Holding — Reidinger, J.
- The United States District Court for the Western District of North Carolina held that Wells Fargo was entitled to summary judgment on all of Giabourani's claims and its counterclaim for breach of contract.
Rule
- A lender is not liable for misrepresentations or failures to disclose information regarding a property if the borrower had the capacity and opportunity to investigate the property independently.
Reasoning
- The United States District Court reasoned that Giabourani's claims were time-barred under applicable statutes of limitations since she failed to initiate the action within the required timeframe.
- Additionally, the court found that Wells Fargo did not meet the definitions of "developer" or "agent" under the Interstate Land Sales Act and had not engaged in fraudulent conduct related to Giabourani's purchase.
- The court noted that much of the information provided by Wells Fargo's loan officer amounted to opinions rather than actionable misrepresentations, and any reliance Giabourani placed on those statements was not reasonable given her experience and the opportunity to conduct her own due diligence.
- Furthermore, the court found no evidence that Wells Fargo had a legal duty to investigate the developer's actions or to provide guidance to Giabourani in her investment decisions.
- The court granted summary judgment on Wells Fargo's counterclaim as well, confirming that Giabourani had defaulted on the loans.

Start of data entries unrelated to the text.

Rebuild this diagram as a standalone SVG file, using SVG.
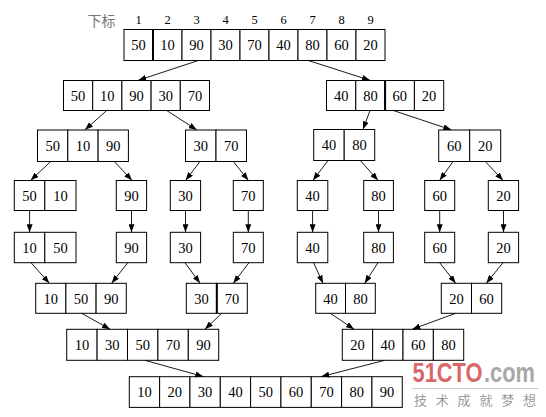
<svg xmlns="http://www.w3.org/2000/svg" width="546" height="417" viewBox="0 0 546 417">
<style>
.c{fill:#fff;stroke:#000;stroke-width:1}
.t{font-family:"Liberation Serif","Times New Roman",serif;font-size:14.5px;fill:#000;text-anchor:middle}
.i{font-family:"Liberation Serif","Times New Roman",serif;font-size:12.5px;fill:#000;text-anchor:middle}
.e{stroke:#000;stroke-width:0.9;fill:none;marker-end:url(#ah)}
.w{font-family:"Liberation Sans",Arial,sans-serif;font-weight:bold;font-size:28px}
</style>
<defs>
<marker id="ah" markerUnits="userSpaceOnUse" markerWidth="8" markerHeight="6" refX="8" refY="3" orient="auto">
<path d="M0,0 L8,3 L0,6 z" fill="#000"/>
</marker>
</defs>
<rect width="546" height="417" fill="#fff"/>

<g id="index">
<text x="101.5" y="25.5" style="font-family:'Noto Sans CJK SC',sans-serif;font-size:14px;fill:#777;text-anchor:middle">下标</text>
<text class="i" x="138.5" y="24">1</text><text class="i" x="167.5" y="24">2</text><text class="i" x="196.5" y="24">3</text><text class="i" x="225.5" y="24">4</text><text class="i" x="254.5" y="24">5</text><text class="i" x="283.5" y="24">6</text><text class="i" x="312.5" y="24">7</text><text class="i" x="341.5" y="24">8</text><text class="i" x="370.5" y="24">9</text>
</g>

<g id="n_top">
<rect class="c" x="124" y="29.5" width="29" height="31"/><rect class="c" x="153" y="29.5" width="29" height="31"/><rect class="c" x="182" y="29.5" width="29" height="31"/><rect class="c" x="211" y="29.5" width="29" height="31"/><rect class="c" x="240" y="29.5" width="29" height="31"/><rect class="c" x="269" y="29.5" width="29" height="31"/><rect class="c" x="298" y="29.5" width="29" height="31"/><rect class="c" x="327" y="29.5" width="29" height="31"/><rect class="c" x="356" y="29.5" width="29" height="31"/>
<line x1="153" y1="29.5" x2="153" y2="60.5" stroke="#000" stroke-width="2"/>
<text class="t" x="138.5" y="50">50</text><text class="t" x="167.5" y="50">10</text><text class="t" x="196.5" y="50">90</text><text class="t" x="225.5" y="50">30</text><text class="t" x="254.5" y="50">70</text><text class="t" x="283.5" y="50">40</text><text class="t" x="312.5" y="50">80</text><text class="t" x="341.5" y="50">60</text><text class="t" x="370.5" y="50">20</text>
</g>

<g id="n_r2_left">
<rect class="c" x="63.5" y="80.5" width="29.2" height="30"/><rect class="c" x="92.7" y="80.5" width="29.2" height="30"/><rect class="c" x="121.9" y="80.5" width="29.2" height="30"/><rect class="c" x="151.1" y="80.5" width="29.2" height="30"/><rect class="c" x="180.3" y="80.5" width="29.2" height="30"/>
<text class="t" x="78.1" y="100.5">50</text><text class="t" x="107.3" y="100.5">10</text><text class="t" x="136.5" y="100.5">90</text><text class="t" x="165.7" y="100.5">30</text><text class="t" x="194.9" y="100.5">70</text>
</g>
<g id="n_r2_right">
<rect class="c" x="326.5" y="80.5" width="29.3" height="30"/><rect class="c" x="355.8" y="80.5" width="29.3" height="30"/><rect class="c" x="385.1" y="80.5" width="29.3" height="30"/><rect class="c" x="414.4" y="80.5" width="29.3" height="30"/>
<line x1="385.1" y1="80.5" x2="385.1" y2="110.5" stroke="#000" stroke-width="2"/>
<text class="t" x="341.2" y="100.5">40</text><text class="t" x="370.5" y="100.5">80</text><text class="t" x="399.8" y="100.5">60</text><text class="t" x="429.1" y="100.5">20</text>
</g>

<g id="n_r3_a">
<rect class="c" x="37.5" y="130" width="30.3" height="31.5"/><rect class="c" x="67.8" y="130" width="30.3" height="31.5"/><rect class="c" x="98.1" y="130" width="30.3" height="31.5"/>
<text class="t" x="52.7" y="151">50</text><text class="t" x="83" y="151">10</text><text class="t" x="113.3" y="151">90</text>
</g>
<g id="n_r3_b">
<rect class="c" x="185.5" y="130" width="30.5" height="31.5"/><rect class="c" x="216" y="130" width="30.5" height="31.5"/>
<text class="t" x="200.8" y="151">30</text><text class="t" x="231.3" y="151">70</text>
</g>
<g id="n_r3_c">
<rect class="c" x="313.7" y="129.5" width="30.5" height="31"/><rect class="c" x="344.2" y="129.5" width="30.5" height="31"/>
<text class="t" x="329" y="150">40</text><text class="t" x="359.5" y="150">80</text>
</g>
<g id="n_r3_d">
<rect class="c" x="438.7" y="130" width="31" height="31.5"/><rect class="c" x="469.7" y="130" width="31" height="31.5"/>
<text class="t" x="454.2" y="151">60</text><text class="t" x="485.2" y="151">20</text>
</g>

<g id="n_r4_a">
<rect class="c" x="14.3" y="180.5" width="30.5" height="30"/><rect class="c" x="44.8" y="180.5" width="31.2" height="30"/>
<text class="t" x="29.6" y="200.5">50</text><text class="t" x="60.4" y="200.5">10</text>
</g>
<g id="n_r4_b"><rect class="c" x="116.3" y="180.5" width="30.3" height="30"/><text class="t" x="131.5" y="200.5">90</text></g>
<g id="n_r4_c"><rect class="c" x="170.3" y="180.5" width="30.3" height="30"/><text class="t" x="185.5" y="200.5">30</text></g>
<g id="n_r4_d"><rect class="c" x="233.3" y="180.5" width="30" height="30"/><text class="t" x="248.3" y="200.5">70</text></g>
<g id="n_r4_e"><rect class="c" x="297.3" y="180.5" width="30.5" height="30"/><text class="t" x="312.6" y="200.5">40</text></g>
<g id="n_r4_f"><rect class="c" x="363.7" y="180.5" width="29.7" height="30"/><text class="t" x="378.5" y="200.5">80</text></g>
<g id="n_r4_g"><rect class="c" x="424.7" y="180.5" width="30" height="30"/><text class="t" x="439.7" y="200.5">60</text></g>
<g id="n_r4_h"><rect class="c" x="488.3" y="180.5" width="30.3" height="30"/><text class="t" x="503.5" y="200.5">20</text></g>

<g id="n_r5_a">
<rect class="c" x="14.3" y="232.3" width="30.5" height="30.4"/><rect class="c" x="44.8" y="232.3" width="31.2" height="30.4"/>
<text class="t" x="29.6" y="252.5">10</text><text class="t" x="60.4" y="252.5">50</text>
</g>
<g id="n_r5_b"><rect class="c" x="116.3" y="232.3" width="30.3" height="30.4"/><text class="t" x="131.5" y="252.5">90</text></g>
<g id="n_r5_c"><rect class="c" x="170.3" y="232.3" width="30.3" height="30.4"/><text class="t" x="185.5" y="252.5">30</text></g>
<g id="n_r5_d"><rect class="c" x="233.3" y="232.3" width="30" height="30.4"/><text class="t" x="248.3" y="252.5">70</text></g>
<g id="n_r5_e"><rect class="c" x="297.3" y="232.3" width="30.5" height="30.4"/><text class="t" x="312.6" y="252.5">40</text></g>
<g id="n_r5_f"><rect class="c" x="363.7" y="232.3" width="29.7" height="30.4"/><text class="t" x="378.5" y="252.5">80</text></g>
<g id="n_r5_g"><rect class="c" x="424.7" y="232.3" width="30" height="30.4"/><text class="t" x="439.7" y="252.5">60</text></g>
<g id="n_r5_h"><rect class="c" x="488.3" y="232.3" width="30.3" height="30.4"/><text class="t" x="503.5" y="252.5">20</text></g>

<g id="n_r6_a">
<rect class="c" x="35.7" y="283.3" width="30.2" height="30"/><rect class="c" x="65.9" y="283.3" width="30.2" height="30"/><rect class="c" x="96.1" y="283.3" width="30.2" height="30"/>
<text class="t" x="50.8" y="303.5">10</text><text class="t" x="81" y="303.5">50</text><text class="t" x="111.2" y="303.5">90</text>
</g>
<g id="n_r6_b">
<rect class="c" x="186.3" y="283.3" width="30.5" height="30"/><rect class="c" x="216.8" y="283.3" width="30.5" height="30"/>
<line x1="216.8" y1="283.3" x2="216.8" y2="313.3" stroke="#000" stroke-width="2"/>
<text class="t" x="201.5" y="303.5">30</text><text class="t" x="232" y="303.5">70</text>
</g>
<g id="n_r6_c">
<rect class="c" x="315.7" y="283.3" width="29.8" height="30"/><rect class="c" x="345.5" y="283.3" width="29.8" height="30"/>
<text class="t" x="330.6" y="303.5">40</text><text class="t" x="360.4" y="303.5">80</text>
</g>
<g id="n_r6_d">
<rect class="c" x="441.3" y="283.3" width="30.2" height="30"/><rect class="c" x="471.5" y="283.3" width="30.2" height="30"/>
<text class="t" x="456.4" y="303.5">20</text><text class="t" x="486.6" y="303.5">60</text>
</g>

<g id="n_r7_a">
<rect class="c" x="66.7" y="329.3" width="30.4" height="31"/><rect class="c" x="97.1" y="329.3" width="30.4" height="31"/><rect class="c" x="127.5" y="329.3" width="30.4" height="31"/><rect class="c" x="157.9" y="329.3" width="30.4" height="31"/><rect class="c" x="188.3" y="329.3" width="30.4" height="31"/>
<text class="t" x="81.9" y="350">10</text><text class="t" x="112.3" y="350">30</text><text class="t" x="142.7" y="350">50</text><text class="t" x="173.1" y="350">70</text><text class="t" x="203.5" y="350">90</text>
</g>
<g id="n_r7_b">
<rect class="c" x="342.3" y="329.3" width="30.35" height="31"/><rect class="c" x="372.65" y="329.3" width="30.35" height="31"/><rect class="c" x="403" y="329.3" width="30.35" height="31"/><rect class="c" x="433.35" y="329.3" width="30.35" height="31"/>
<text class="t" x="357.5" y="350">20</text><text class="t" x="387.8" y="350">40</text><text class="t" x="418.2" y="350">60</text><text class="t" x="448.5" y="350">80</text>
</g>

<g id="n_final">
<rect class="c" x="129.3" y="376.7" width="30.33" height="30.7"/><rect class="c" x="159.63" y="376.7" width="30.33" height="30.7"/><rect class="c" x="189.96" y="376.7" width="30.33" height="30.7"/><rect class="c" x="220.29" y="376.7" width="30.33" height="30.7"/><rect class="c" x="250.62" y="376.7" width="30.33" height="30.7"/><rect class="c" x="280.95" y="376.7" width="30.33" height="30.7"/><rect class="c" x="311.28" y="376.7" width="30.33" height="30.7"/><rect class="c" x="341.61" y="376.7" width="30.33" height="30.7"/><rect class="c" x="371.94" y="376.7" width="30.33" height="30.7"/>
<text class="t" x="144.5" y="397.3">10</text><text class="t" x="174.8" y="397.3">20</text><text class="t" x="205.1" y="397.3">30</text><text class="t" x="235.5" y="397.3">40</text><text class="t" x="265.8" y="397.3">50</text><text class="t" x="296.1" y="397.3">60</text><text class="t" x="326.4" y="397.3">70</text><text class="t" x="356.8" y="397.3">80</text><text class="t" x="387.1" y="397.3">90</text>
</g>

<g id="connectors">
<line class="e" x1="198.3" y1="60.5" x2="138.3" y2="80.3"/>
<line class="e" x1="308.3" y1="60.5" x2="370" y2="80.3"/>
<line class="e" x1="106.7" y1="110.5" x2="85" y2="129.8"/>
<line class="e" x1="166.7" y1="110.5" x2="196.7" y2="129.8"/>
<line class="e" x1="370" y1="110.5" x2="363" y2="129.3"/>
<line class="e" x1="393.3" y1="110.5" x2="451.3" y2="129.8"/>
<line class="e" x1="50.7" y1="161.5" x2="30.7" y2="180.3"/>
<line class="e" x1="114.3" y1="161.5" x2="132" y2="180.3"/>
<line class="e" x1="200" y1="161.5" x2="185.7" y2="180.3"/>
<line class="e" x1="233.3" y1="161.5" x2="248.3" y2="180.3"/>
<line class="e" x1="328" y1="160.5" x2="313" y2="180.3"/>
<line class="e" x1="360.3" y1="160.5" x2="378" y2="180.3"/>
<line class="e" x1="453" y1="161.5" x2="439.7" y2="180.3"/>
<line class="e" x1="485.3" y1="161.5" x2="503" y2="180.3"/>
<line class="e" x1="29.6" y1="210.5" x2="29.6" y2="232.2"/>
<line class="e" x1="131.5" y1="210.5" x2="131.5" y2="232.2"/>
<line class="e" x1="185.5" y1="210.5" x2="185.5" y2="232.2"/>
<line class="e" x1="248.3" y1="210.5" x2="248.3" y2="232.2"/>
<line class="e" x1="312.6" y1="210.5" x2="312.6" y2="232.2"/>
<line class="e" x1="378.5" y1="210.5" x2="378.5" y2="232.2"/>
<line class="e" x1="439.7" y1="210.5" x2="439.7" y2="232.2"/>
<line class="e" x1="503.5" y1="210.5" x2="503.5" y2="232.2"/>
<line class="e" x1="31" y1="262.7" x2="49.3" y2="283.2"/>
<line class="e" x1="127.7" y1="262.7" x2="111.7" y2="283.2"/>
<line class="e" x1="185" y1="262.7" x2="200" y2="283.2"/>
<line class="e" x1="249" y1="262.7" x2="233.3" y2="283.2"/>
<line class="e" x1="313.5" y1="262.7" x2="323" y2="283.2"/>
<line class="e" x1="378" y1="262.7" x2="364.7" y2="283.2"/>
<line class="e" x1="439.7" y1="262.7" x2="455.7" y2="283.2"/>
<line class="e" x1="503" y1="262.7" x2="486.3" y2="283.2"/>
<line class="e" x1="81.7" y1="313.3" x2="110" y2="329.2"/>
<line class="e" x1="221.7" y1="313.3" x2="205" y2="329.2"/>
<line class="e" x1="330.3" y1="313.3" x2="354" y2="329.2"/>
<line class="e" x1="455.7" y1="313.3" x2="412.3" y2="329.2"/>
<line class="e" x1="145" y1="360.3" x2="203.3" y2="376.6"/>
<line class="e" x1="384.7" y1="360.3" x2="321.3" y2="376.6"/>
</g>

<g id="watermark">
<text class="w" transform="translate(412.5,381.5) scale(0.78,1)" fill="#d9686a">51CTO</text>
<text class="w" transform="translate(484,381.5) scale(0.78,1)" fill="#a8a8a8">.com</text>
<line x1="412" y1="388.5" x2="538" y2="388.5" stroke="#c8c8c8" stroke-width="1"/>
<text x="414" y="405" textLength="122" lengthAdjust="spacing" style="font-family:'Noto Sans CJK SC',sans-serif;font-size:13px;fill:#9a9a9a">技术成就梦想</text>
</g>
</svg>
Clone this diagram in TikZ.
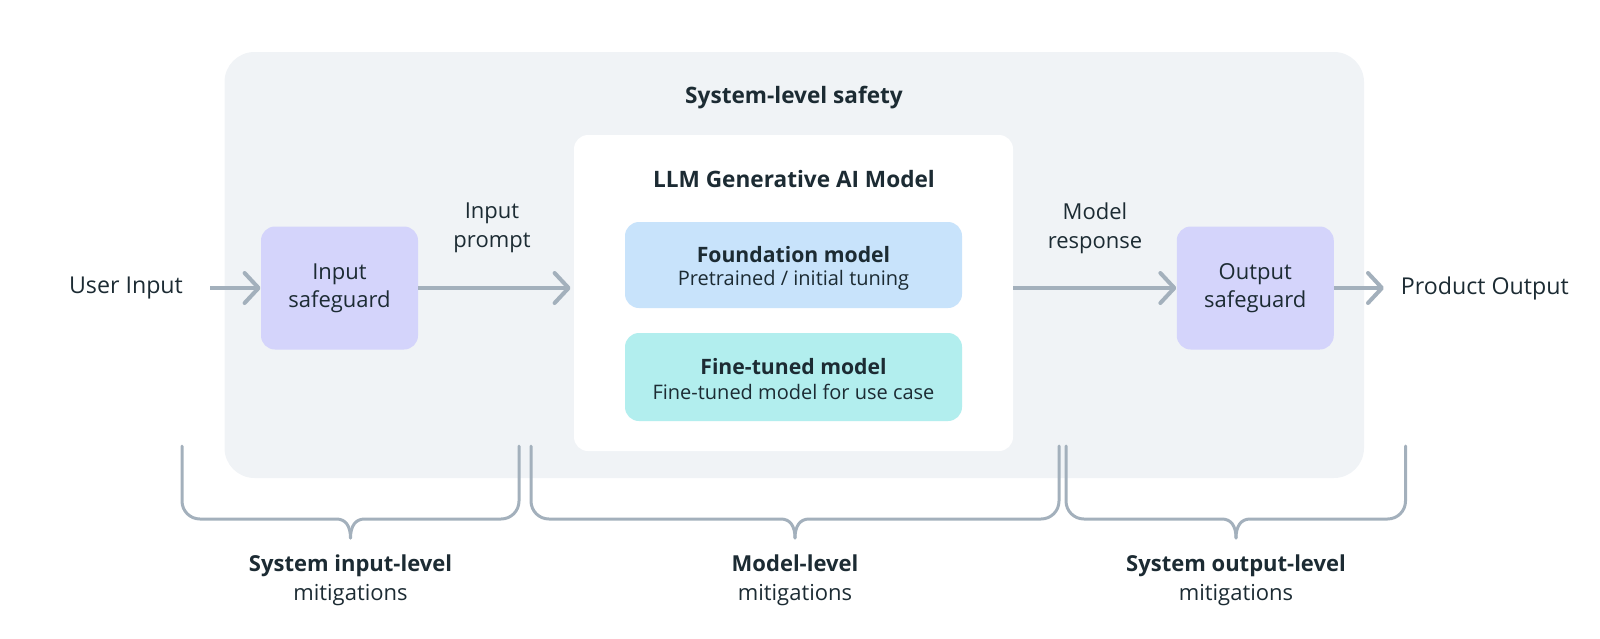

Deep Dive: How the Court Reached Its Decision
Statute of Limitations
The court first addressed the statute of limitations applicable to Anna Giabourani's claims. Under North Carolina law, fraud claims must be initiated within three years from the discovery of the fraud, while claims under the Interstate Land Sales Act (ILSA) are also subject to a three-year statute of limitations. The court noted that Giabourani executed the purchase agreements in February 2006 but did not file her lawsuit until 2011, exceeding the statutory time frame. The court found that there was no evidence that she took any actions during this period to discover her claims against Wells Fargo. Additionally, the court held that Giabourani did not demonstrate that Wells Fargo had engaged in any fraudulent concealment to justify an extension of the limitations period. Therefore, the court concluded that her claims were time-barred, leading to the dismissal of her allegations.
ILSA Claim
The court further examined Giabourani's claims under the ILSA, which requires that a plaintiff demonstrate that the defendant is a "developer" or "agent" of a developer. The court clarified that a lender, like Wells Fargo, typically does not fall within these definitions unless it participates in the marketing or sale of the property beyond its role as a financial institution. The evidence presented did not support the assertion that Wells Fargo engaged in any marketing activities related to the River Rock development. Instead, it was established that Giabourani had committed to purchasing the lots before she even contacted Wells Fargo for financing. Consequently, the court found that Giabourani failed to show that Wells Fargo was liable under the ILSA, leading to the dismissal of this claim as well.
Fraud Claim
In assessing the fraud claim, the court noted that for a valid claim, Giabourani needed to demonstrate that Wells Fargo made false representations with the intent to deceive. However, the court found that most of the statements made by Wells Fargo’s loan officer, Elizabeth Madden, were opinions about the investment's value rather than actionable misrepresentations of fact. Since Giabourani had not consulted Madden prior to executing the purchase agreements, she could not have reasonably relied on any representations made during their discussions. Furthermore, the court emphasized that as an experienced real estate lawyer, Giabourani was expected to conduct her own due diligence, which she failed to do. Thus, the court concluded that her fraud claim was insufficient and warranted summary judgment in favor of Wells Fargo.
Chapter 75 Claim
The court also evaluated Giabourani's claim under North Carolina's Unfair and Deceptive Trade Practices Act, known as Chapter 75. It determined that to prevail, Giabourani needed to show that Wells Fargo engaged in an unfair or deceptive act that proximately caused her actual injury. Given that her Chapter 75 claim was derivative of her fraud and ILSA claims, the court found that it must also fail for similar reasons. Furthermore, the court held that Wells Fargo, as a lender, was not obliged to provide assurances regarding the quality of the investment for which Giabourani sought financing. The absence of any unfair or deceptive actions by Wells Fargo led the court to grant summary judgment on this claim as well.
Wells Fargo's Counterclaim
Finally, the court addressed Wells Fargo's counterclaim for breach of contract due to Giabourani's failure to make payments on the promissory notes. The court confirmed that there was no dispute regarding the existence of valid contracts, as Giabourani had executed the River Rock Refinance Notes and subsequently defaulted on her payment obligations. Wells Fargo, as the successor to Wachovia, was recognized as the holder of these notes. Giabourani's defenses against the counterclaim were tied to the same alleged misconduct she claimed in her own complaint, which the court had already found unsubstantiated. As a result, the court ruled in favor of Wells Fargo on its counterclaim, ordering Giabourani to pay the outstanding principal balances under the notes.